Every herb has a mature canopy footprint. Chives stay tight at about 6 inches across, basil and parsley spread to roughly 8 inches, mint sprawls to 9 inches, and rosemary can balloon past 12 inches in a single season. We sum those footprints, then convert to either container count or raised-bed length.

plants = round(base x (people / 3) x frequency) | area = sum(plants x footprint)

Containers vs. a Raised Bed

For pots we assume each standard 8 to 10 inch herb pot supports about 0.6 square feet of canopy, so a six-herb everyday garden usually lands around 4 to 6 pots. For a bed we report total square footage and the length of a 2-foot-wide strip, which maps cleanly onto a window box, a railing planter run, or one side of a raised bed. Group herbs by water needs: thirsty basil and cilantro on one end, drought-tolerant rosemary, thyme, and oregano on the other, so you are not over- or under-watering half the garden.

Frequently Asked Questions

How many basil plants do I need for pesto?
One classic batch of pesto uses about 2 cups of packed basil leaves, which is the full weekly output of two to three healthy plants. If you make pesto more than once a week or run a busy kitchen, this calculator bumps your basil count up automatically with your cooking frequency.
Which herbs come back every year?
Rosemary, thyme, oregano, sage, chives, and mint are perennials in most climates, so a single plant of each produces for several seasons. Basil, cilantro, and parsley are soft annuals you replant each year, which is why the calculator assigns them higher plant counts.
Can I grow all of these in containers indoors?
Most kitchen herbs do well in pots on a south-facing sill that gets 6 or more hours of sun. Mint and rosemary are the exceptions worth watching: mint spreads aggressively and should get its own pot, while rosemary needs the largest container and the brightest light to thrive indoors.
Why does cilantro get more plants than the others?
Cilantro bolts to seed within 4 to 6 weeks, especially in warm weather, so you cannot harvest one plant all season the way you can with thyme. Growers treat it as a succession crop, sowing a fresh batch every two to three weeks, which is why the recommended count runs higher.

Practical Guide for Kitchen Herb Garden Size Calculator

Start with the herbs you already buy at the store. If a clamshell of basil or parsley rots in your fridge before you finish it, that is your highest-value plant to grow, because cut-and-come-again harvesting means you only snip what a recipe needs. The calculator front-loads these everyday annuals so your first season delivers obvious wins instead of a shelf of pretty plants you never touch.
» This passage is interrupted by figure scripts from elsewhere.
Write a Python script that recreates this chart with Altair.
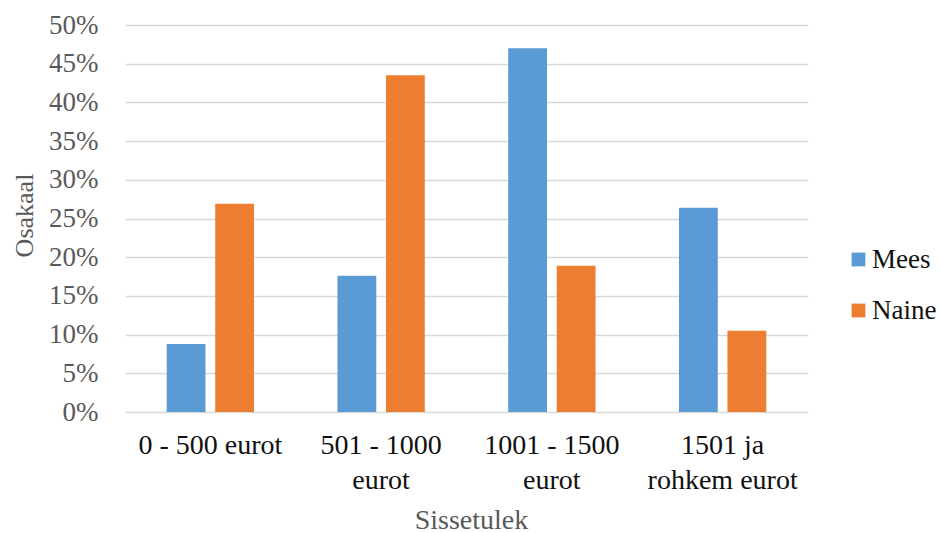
import altair as alt
import pandas as pd

# Income brackets and the share of men / women in each
categories = ["0 - 500 eurot", "501 - 1000 eurot", "1001 - 1500 eurot", "1501 ja rohkem eurot"]
wrapped = [["0 - 500 eurot"], ["501 - 1000", "eurot"], ["1001 - 1500", "eurot"], ["1501 ja", "rohkem eurot"]]
groups = ["Mees", "Naine"]
mees = [0.088, 0.176, 0.470, 0.264]
naine = [0.269, 0.435, 0.189, 0.105]
y_ticks = [i * 0.05 for i in range(11)]

rows = []
for c, m, n in zip(categories, mees, naine):
    rows.append({"Sissetulek": c, "Sugu": "Mees", "Osakaal": m})
    rows.append({"Sissetulek": c, "Sugu": "Naine", "Osakaal": n})
df = pd.DataFrame(rows)

# multi-line axis labels
label_expr = ""
for c, w in zip(categories, wrapped):
    arr = "[" + ",".join("'" + s + "'" for s in w) + "]"
    label_expr += f"datum.value == '{c}' ? {arr} : "
label_expr += "datum.label"

FONT = "Times New Roman, Liberation Serif, serif"

chart = alt.Chart(df).mark_bar().encode(
    x=alt.X(
        "Sissetulek:N",
        sort=categories,
        scale=alt.Scale(paddingInner=0, paddingOuter=0),
        axis=alt.Axis(
            title="Sissetulek",
            labelAngle=0,
            labelExpr=label_expr,
            labelFont=FONT,
            labelFontSize=28,
            labelColor="#111111",
            labelLineHeight=35,
            labelPadding=19,
            labelBaseline="top",
            ticks=False,
            domain=False,
            grid=False,
            titleFont=FONT,
            titleFontSize=28,
            titleFontWeight="normal",
            titleColor="#595959",
            titleX=346,
            titleY=116,
            titleBaseline="alphabetic",
        ),
    ),
    xOffset=alt.XOffset("Sugu:N", sort=groups,
                        scale=alt.Scale(paddingInner=0.2, paddingOuter=0.86)),
    y=alt.Y(
        "Osakaal:Q",
        scale=alt.Scale(domain=[0, 0.5], nice=False),
        axis=alt.Axis(
            title="Osakaal",
            values=y_ticks,
            format=".0%",
            labelFont=FONT,
            labelFontSize=27,
            labelColor="#595959",
            labelPadding=27,
            ticks=False,
            domain=False,
            gridColor="#d9d9d9",
            gridWidth=1.3,
            titleFont=FONT,
            titleFontSize=26,
            titleFontWeight="normal",
            titleColor="#595959",
            titleAngle=-90,
            titleX=-93,
            titleY=190,
            titleAlign="center",
            titleBaseline="alphabetic",
        ),
    ),
    color=alt.Color(
        "Sugu:N",
        sort=groups,
        scale=alt.Scale(domain=groups, range=["#5b9bd5", "#ed7d31"]),
        legend=alt.Legend(
            title=None,
            orient="none",
            legendX=720,
            legendY=221,
            symbolType="square",
            symbolSize=190,
            symbolStrokeWidth=0,
            labelFont=FONT,
            labelFontSize=27,
            labelColor="#111111",
            labelOffset=0,
            rowPadding=23,
        ),
    ),
).properties(
    width=683,
    height=387,
    autosize="none",
    padding={"left": 125, "top": 25, "right": 133, "bottom": 121},
).configure(
    background="white",
    font=FONT,
).configure_view(
    stroke=None
).configure_axis(
    labelFont=FONT,
    titleFont=FONT,
).configure_legend(
    labelFont=FONT,
)

chart.save("out.html", embed_options={"renderer": "svg", "actions": False})
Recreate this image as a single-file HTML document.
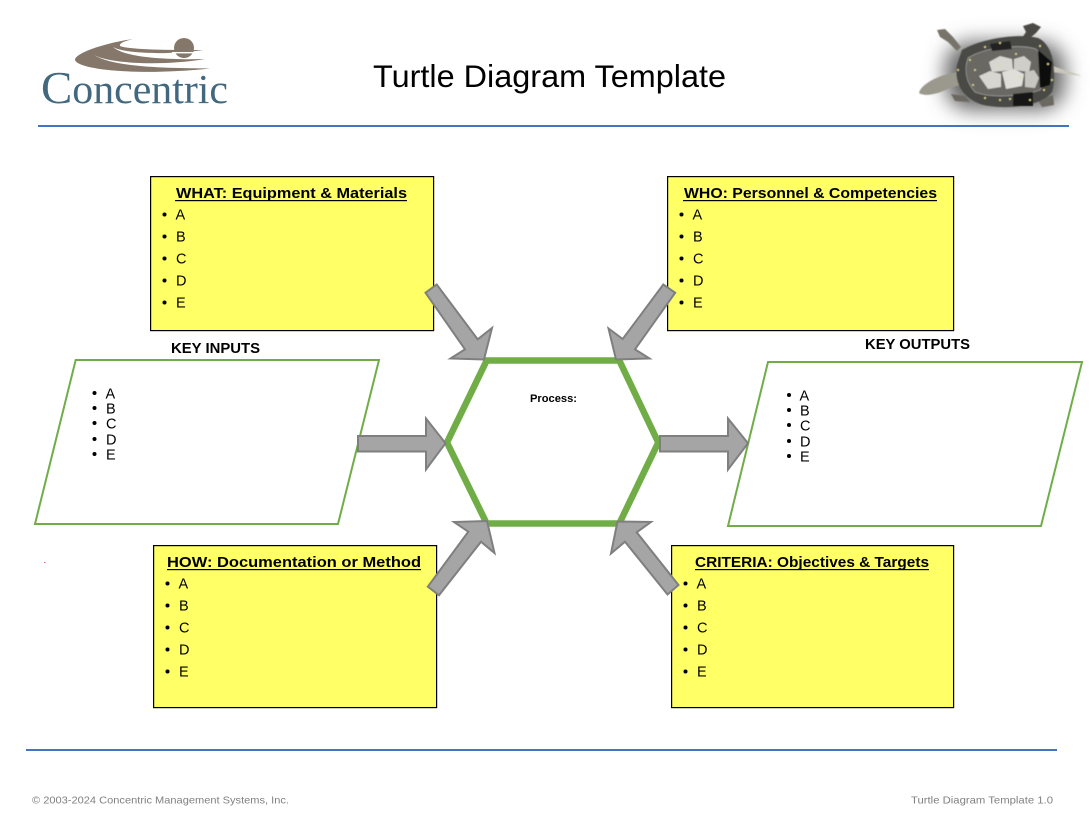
<!DOCTYPE html>
<html lang="en"><head><meta charset="utf-8"><title>Turtle Diagram Template</title>
<style>
html,body{margin:0;padding:0;background:#fff;width:1090px;height:824px;overflow:hidden}
svg{display:block}
text{font-family:"Liberation Sans",sans-serif;fill:#000}
.h{font-weight:bold;font-size:15px}
.l{font-size:14.5px}
.s{font-size:14.5px}
.f{font-size:10.5px;fill:#808080}
.a{fill:#a5a5a5;stroke:#7f7f7f;stroke-width:2}
.y{fill:#ffff66;stroke:#000;stroke-width:1.2}
.p{fill:#fff;stroke:#70ad47;stroke-width:2}
</style></head><body>
<svg width="1090" height="824" viewBox="0 0 1090 824" xmlns="http://www.w3.org/2000/svg">
<defs>
<filter id="b" x="-40%" y="-60%" width="180%" height="220%"><feGaussianBlur stdDeviation="10"/></filter>
<filter id="b1" x="-10%" y="-10%" width="120%" height="120%"><feGaussianBlur stdDeviation="0.6"/></filter>
</defs>

<!-- logo -->
<path d="M133,39 C105,43 75,53 75,60 C78,70 140,76 210,68.5 C170,68 115,68 94,55 C110,64 165,66 205,59 C170,60 125,58 113,47 C125,54 170,55 203,50 C175,50 130,50 120,46 C119,43 125,41 133,39Z" fill="#85786a"/>
<circle cx="184" cy="48" r="10" fill="#85786a"/>
<rect x="172" y="52" width="24" height="1.4" fill="#fff"/>
<text x="41" y="103" font-size="41" textLength="187" lengthAdjust="spacingAndGlyphs" style="font-family:'Liberation Serif',serif;fill:#41687f"><tspan font-size="46" style="fill:#41687f">C</tspan>oncentric</text>

<!-- title -->
<text x="373" y="87" font-size="31.5" textLength="353" lengthAdjust="spacingAndGlyphs">Turtle Diagram Template</text>

<!-- turtle -->
<rect x="945" y="42" width="120" height="68" rx="25" fill="#666" filter="url(#b)"/>
<g filter="url(#b1)">
<path d="M1053,66 L1082,76 L1052,72Z" fill="#c9c5bb"/>
<path d="M937,30 L945,29 L953,37 L961,47 L957,51 L948,42 L940,37Z" fill="#77736a"/>
<path d="M1023,26 L1033,23 L1041,27 L1036,33 L1030,38 L1022,38 L1026,32Z" fill="#4b4945"/>
<path d="M958,72 C938,75 921,84 919,93 C925,97 938,94 950,88 L964,84Z" fill="#9b988d"/>
<path d="M951,94 L965,96 L970,102 L955,101Z" fill="#6b6860"/>
<path d="M1038,100 L1053,95 L1054,105 L1042,107Z" fill="#6b6860"/>
<path d="M962,50 C982,38 1020,33 1038,38 C1056,46 1056,78 1052,92 C1040,108 1000,110 980,104 C962,97 954,82 957,65Z" fill="#4a4845"/>
<path d="M968,58 C985,47 1020,44 1036,49 C1046,60 1046,80 1040,90 C1020,97 990,98 975,92 C966,82 964,70 968,58Z" fill="#6a6864" stroke="#999" stroke-width="0.8"/>
<path d="M1038,50 L1052,62 L1050,85 L1040,88 Z" fill="#111"/>
<path d="M1013,94 L1033,92 L1033,106 L1013,106Z" fill="#141414"/>
<path d="M990,44 L1010,41 L1012,49 L992,51Z" fill="#222"/>
<polygon points="989,62 1000,56 1012,59 1013,70 992,72" fill="#d8d6d0"/>
<polygon points="1014,59 1024,56 1031,62 1029,72 1014,70" fill="#d0cec8"/>
<polygon points="979,76 990,71 1001,74 1001,87 988,89" fill="#d8d6d0"/>
<polygon points="1002,72 1014,69 1024,74 1022,86 1006,89" fill="#e0ded8"/>
<polygon points="1025,72 1034,70 1039,78 1035,88 1025,87" fill="#c8c6c0"/>
<g fill="#e6dc8c">
<circle cx="970" cy="60" r="1"/><circle cx="985" cy="47" r="1"/><circle cx="1000" cy="43" r="1"/><circle cx="1016" cy="54" r="1"/><circle cx="1040" cy="46" r="1"/><circle cx="1048" cy="64" r="1"/><circle cx="1052" cy="80" r="1"/><circle cx="1044" cy="90" r="1"/><circle cx="1000" cy="100" r="1"/><circle cx="985" cy="98" r="1"/><circle cx="973" cy="85" r="1"/><circle cx="958" cy="70" r="1"/><circle cx="1020" cy="77" r="1"/><circle cx="1000" cy="66" r="1"/><circle cx="975" cy="70" r="1"/><circle cx="1030" cy="100" r="1"/><circle cx="1010" cy="99" r="1"/>
</g>
</g>

<!-- rules -->
<rect x="38" y="125" width="1031" height="2" fill="#4472c4"/>
<rect x="26" y="749" width="1031" height="2" fill="#4472c4"/>

<!-- yellow boxes -->
<rect class="y" x="150.6" y="176.6" width="283" height="154"/>
<rect class="y" x="667.6" y="176.6" width="286" height="154"/>
<rect class="y" x="153.6" y="545.6" width="283" height="162"/>
<rect class="y" x="671.6" y="545.6" width="282" height="162"/>

<!-- headings -->
<text class="h" x="176" y="198" textLength="231" lengthAdjust="spacingAndGlyphs">WHAT: Equipment &amp; Materials</text>
<rect x="175" y="200" width="232" height="1.2" fill="#000"/>
<text class="h" x="684" y="198" textLength="253" lengthAdjust="spacingAndGlyphs">WHO: Personnel &amp; Competencies</text>
<rect x="683" y="200" width="254" height="1.2" fill="#000"/>
<text class="h" x="167" y="567" textLength="254" lengthAdjust="spacingAndGlyphs">HOW: Documentation or Method</text>
<rect x="167" y="569" width="254" height="1.2" fill="#000"/>
<text class="h" x="695" y="567" textLength="234" lengthAdjust="spacingAndGlyphs">CRITERIA: Objectives &amp; Targets</text>
<rect x="695" y="569" width="234" height="1.2" fill="#000"/>

<!-- yellow lists -->
<g fill="#000">
<circle cx="164.5" cy="214.5" r="2"/><circle cx="164.5" cy="236.5" r="2"/><circle cx="164.5" cy="258.5" r="2"/><circle cx="164.5" cy="280.5" r="2"/><circle cx="164.5" cy="302.5" r="2"/>
<circle cx="681.5" cy="214.5" r="2"/><circle cx="681.5" cy="236.5" r="2"/><circle cx="681.5" cy="258.5" r="2"/><circle cx="681.5" cy="280.5" r="2"/><circle cx="681.5" cy="302.5" r="2"/>
<circle cx="167.5" cy="583.5" r="2"/><circle cx="167.5" cy="605.5" r="2"/><circle cx="167.5" cy="627.5" r="2"/><circle cx="167.5" cy="649.5" r="2"/><circle cx="167.5" cy="671.5" r="2"/>
<circle cx="685.5" cy="583.5" r="2"/><circle cx="685.5" cy="605.5" r="2"/><circle cx="685.5" cy="627.5" r="2"/><circle cx="685.5" cy="649.5" r="2"/><circle cx="685.5" cy="671.5" r="2"/>
</g>
<g class="l">
<text class="l" x="175.5" y="219.5">A</text><text class="l" x="176" y="241.5">B</text><text class="l" x="176" y="263.5">C</text><text class="l" x="176" y="285.5">D</text><text class="l" x="176" y="307.5">E</text>
<text class="l" x="692.5" y="219.5">A</text><text class="l" x="693" y="241.5">B</text><text class="l" x="693" y="263.5">C</text><text class="l" x="693" y="285.5">D</text><text class="l" x="693" y="307.5">E</text>
<text class="l" x="178.5" y="588.5">A</text><text class="l" x="179" y="610.5">B</text><text class="l" x="179" y="632.5">C</text><text class="l" x="179" y="654.5">D</text><text class="l" x="179" y="676.5">E</text>
<text class="l" x="696.5" y="588.5">A</text><text class="l" x="697" y="610.5">B</text><text class="l" x="697" y="632.5">C</text><text class="l" x="697" y="654.5">D</text><text class="l" x="697" y="676.5">E</text>
</g>

<!-- parallelograms -->
<polygon class="p" points="75.7,360 379,360 338,524 35,524"/>
<polygon class="p" points="768,362 1082,362 1041,526 728,526"/>

<text class="h" x="171" y="353" textLength="89" lengthAdjust="spacingAndGlyphs">KEY INPUTS</text>
<text class="h" x="865" y="349" textLength="105" lengthAdjust="spacingAndGlyphs">KEY OUTPUTS</text>

<g fill="#000">
<circle cx="94.5" cy="393" r="2"/><circle cx="94.5" cy="408" r="2"/><circle cx="94.5" cy="423" r="2"/><circle cx="94.5" cy="439" r="2"/><circle cx="94.5" cy="454" r="2"/>
<circle cx="789" cy="395" r="2"/><circle cx="789" cy="410" r="2"/><circle cx="789" cy="425" r="2"/><circle cx="789" cy="441" r="2"/><circle cx="789" cy="456" r="2"/>
</g>
<text class="s" x="105.5" y="398.5">A</text><text class="s" x="106" y="413.5">B</text><text class="s" x="106" y="428.5">C</text><text class="s" x="106" y="444.5">D</text><text class="s" x="106" y="459.5">E</text>
<text class="s" x="799.5" y="400.5">A</text><text class="s" x="800" y="415.5">B</text><text class="s" x="800" y="430.5">C</text><text class="s" x="800" y="446.5">D</text><text class="s" x="800" y="461.5">E</text>

<!-- hexagon -->
<polygon points="486.7,360.5 619.3,360.5 658.3,442.5 619.3,523.5 486.7,523.5 447,442.5" fill="none" stroke="#70ad47" stroke-width="6.5" stroke-linejoin="miter"/>
<text x="530" y="402" font-size="10.8" font-weight="bold" textLength="47" lengthAdjust="spacingAndGlyphs">Process:</text>

<!-- arrows -->
<polygon class="a" points="436.7,284.5 477.7,339.3 492,328 484,359.5 450.5,358.5 465,349.3 425.5,292.7"/>
<polygon class="a" points="663.3,284.5 622.7,339 608.5,328.5 616,359.5 649.5,358.5 635,349.3 675.2,292.7"/>
<polygon class="a" points="427.8,586.7 468.3,531.7 454,522 487,521 494.5,553 481,541.7 439,595.2"/>
<polygon class="a" points="678.5,585 636.7,532.3 651,522 617.5,521.5 611,553.5 625,541.7 667.5,594.5"/>
<polygon class="a" points="358,436 426,436 426,418.5 445.5,443.3 426,469.5 426,451.5 358,451.5"/>
<polygon class="a" points="660,436 728,436 728,418.5 748,443.3 728,469.5 728,451.5 660,451.5"/>

<rect x="44" y="562" width="1.5" height="1" fill="#f06070"/>

<!-- footer -->
<text class="f" x="32" y="803.5" textLength="257" lengthAdjust="spacingAndGlyphs">© 2003-2024 Concentric Management Systems, Inc.</text>
<text class="f" x="911" y="803.5" textLength="142" lengthAdjust="spacingAndGlyphs">Turtle Diagram Template 1.0</text>
</svg>
</body></html>
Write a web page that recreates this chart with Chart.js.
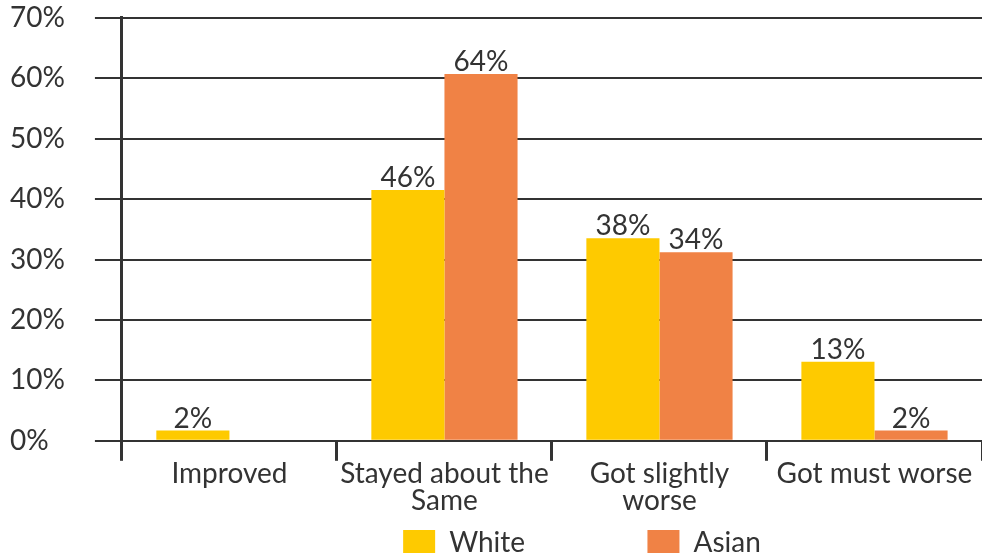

Match the growing style to your reality. Renters and small-space cooks should lean on the container plan, which keeps each herb mobile so you can chase the sun and bring tender plants indoors before frost. If you have a yard, a single 2 ft x 4 ft raised bed comfortably holds a six-herb everyday garden with room to interplant, and it is far easier to keep watered than a scatter of small pots that dry out fast.

Plan for water-need zones from day one. Basil, cilantro, parsley, and mint want consistently moist soil, while rosemary, thyme, oregano, and sage prefer to dry out between waterings and will rot in soggy ground. Putting the thirsty group together and the Mediterranean group together, whether in separate pots or opposite ends of a bed, is the single biggest factor in whether your garden looks lush in August or half-dead.

Quick Checklist

  • Give herbs 6+ hours of direct sun; rotate pots if light is one-sided.
  • Plant mint in its own container so it does not choke neighbors.
  • Group thirsty herbs (basil, cilantro) apart from drought-lovers (rosemary, thyme).
  • Pinch basil and oregano weekly to stop flowering and keep leaves coming.